FAUT-IL RÉGLEMENTER LE JEU DE TÊTE CHEZ LES JEUNES ?
Dernière mise à jour : 17 févr. 2020
Des scientifiques le prouvent : les anciens footballeurs ont plus de chances de souffrir de maladies neurodégénératives que leurs semblables. Est-ce dû à la multiplication des têtes ? À l'imprudence des acteurs du foot vis-à-vis des commotions cérébrales ? Le football doit-il faire évoluer ses règles pour éviter un drame ? Les États-Unis et l'Écosse ont décidé d'agir en interdisant le jeu de tête chez les plus jeunes. En France et ailleurs, ce principe de précaution n'est pas appliqué. Explications.
PAR AMIR JEREMY MERCREDI 12 FÉVRIER 2020

Sous les préaux scolaires, la légende veut qu’on perde des neurones à chaque coup de boule. Mais cette blague ne fait plus rire certains, notamment en Écosse. Au pays où le kick and rush et les duels aériens sont ancrés dans la culture footballistique, une étude de l’université de Glasgow publiée en novembre dernier a jeté un pavé dans le lac. Celle-ci a été l'une des premières à prouver un lien direct entre la pratique du football et les risques pour la santé mentale des joueurs. L'étude conclut que les anciens footballeurs vivent plus longtemps qu'une personne lambda, mais qu'ils ont par ailleurs trois fois et demi plus de risques de mourir de démence qu’une personne lambda. Dans le détail, les chercheurs ont comparé 7676 joueurs professionnels écossais nés avant 1977 à un panel de 23 028 personnes nées avant 1977. Résultats : 1,7% des footballeurs souffraient d’une maladie neuro-dégénérative contre seulement 0,5% pour le reste de la population. Une vraie alerte.

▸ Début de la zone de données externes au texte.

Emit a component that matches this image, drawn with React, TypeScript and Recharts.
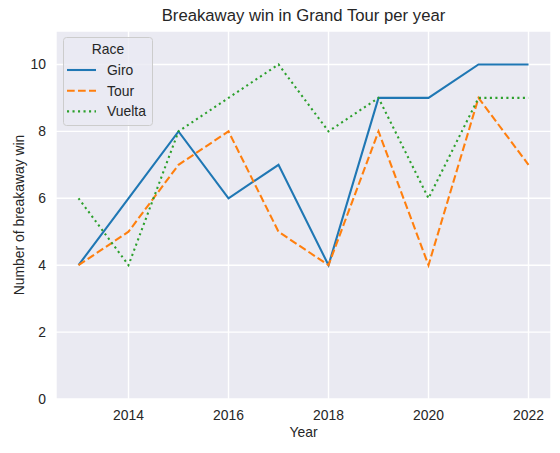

Et encore. « Le cerveau est complètement mature au niveau de ces interconnexions qu’entre l’âge de 25 et 30 ans » , complète le docteur Emmanuel Orhant, responsable médical de la FFF
Si rien ne prouve que l'accumulation des têtes serait directement responsable de maladies neuro-dégénératives, le retentissement a eu un effet quasi immédiat en Écosse. Quelques semaines après la parution de l'étude de l'université de Glasgow, la Fédération écossaiseest devenue la première en Europe à vouloir interdire le jeu de tête, de l'école de foot jusqu'à la catégorie U12. Un principe de précaution censé protéger une population vulnérable : les enfants.
Coups de tête
Si un adulte court le risque de s’esquinter la cervelle avec un ballon, ce risque peut être démultiplié pour un enfant, dont le cerveau est plus fragile que celui d’un adulte. La première raison est mécanique. « Un enfant est plus petit, pèse moins lourd, donc quand un ballon arrive sur sa tête, celle-ci va être soumise à des forces de pression plus violentes que sur la tête d'un adulte qui a une musculature plus charpentée et un crâne plus solide » , pose Philippe Azouvi, professeur de médecine physique et de réadaptation à l’université de Versailles-Saint-Quentin-en-Yvelines. Deuxième raison : le cerveau d’un enfant est dans une phase de développement. « Les conséquences ne sont pas les mêmes que sur un cerveau qui a atteint sa maturité » , poursuit le neurologue. Le débat sur l’âge limite reste ouvert. Le chercheur américain Robert Cantu, affilié à la faculté de Boston et cofondateur du Sports Legacy Institute, conseille aux moins de 14 ans de ne pas frapper un ballon de la tête avant que les muscles et l’ossature permettent d’encaisser ces chocs. Et encore. « Le cerveau est complètement mature au niveau de ces interconnexions qu’entre l’âge de 25 et 30 ans » , complète le docteur Emmanuel Orhant, responsable médical de la FFF. Un âge où la carrière d’un footballeur est déjà bien avancée.

Aux États-Unis, cela fait quelques années que les choses ont bougé. Le détonateur ? La médiatisation des ravages des commotions cérébrales dans le foot US. Sous la pression d’un recours collectif en justice, intenté par un collectif de parents en 2015 et accusant la FIFA, l’U.S. Soccer et l'American Youth Soccer Organization de négligence dans le traitement et la surveillance des blessures à la tête, la Fédération américaine a décidé d’interdire le jeu de tête aux enfants de moins de 10 ans, et de le réglementer jusqu’à 13 ans. Et les éducateurs ont dû se plier aux règles. « Si jamais il y a un coup de tête en U9 ou U11, c’est coup franc indirect pour l’autre équipe » , indique Stéphane Auvray, l'ancien joueur de Vannes devenu sélectionneur de Saint-Martin et qui dirige aussi depuis 2013 une académie de soccer à Kansas City.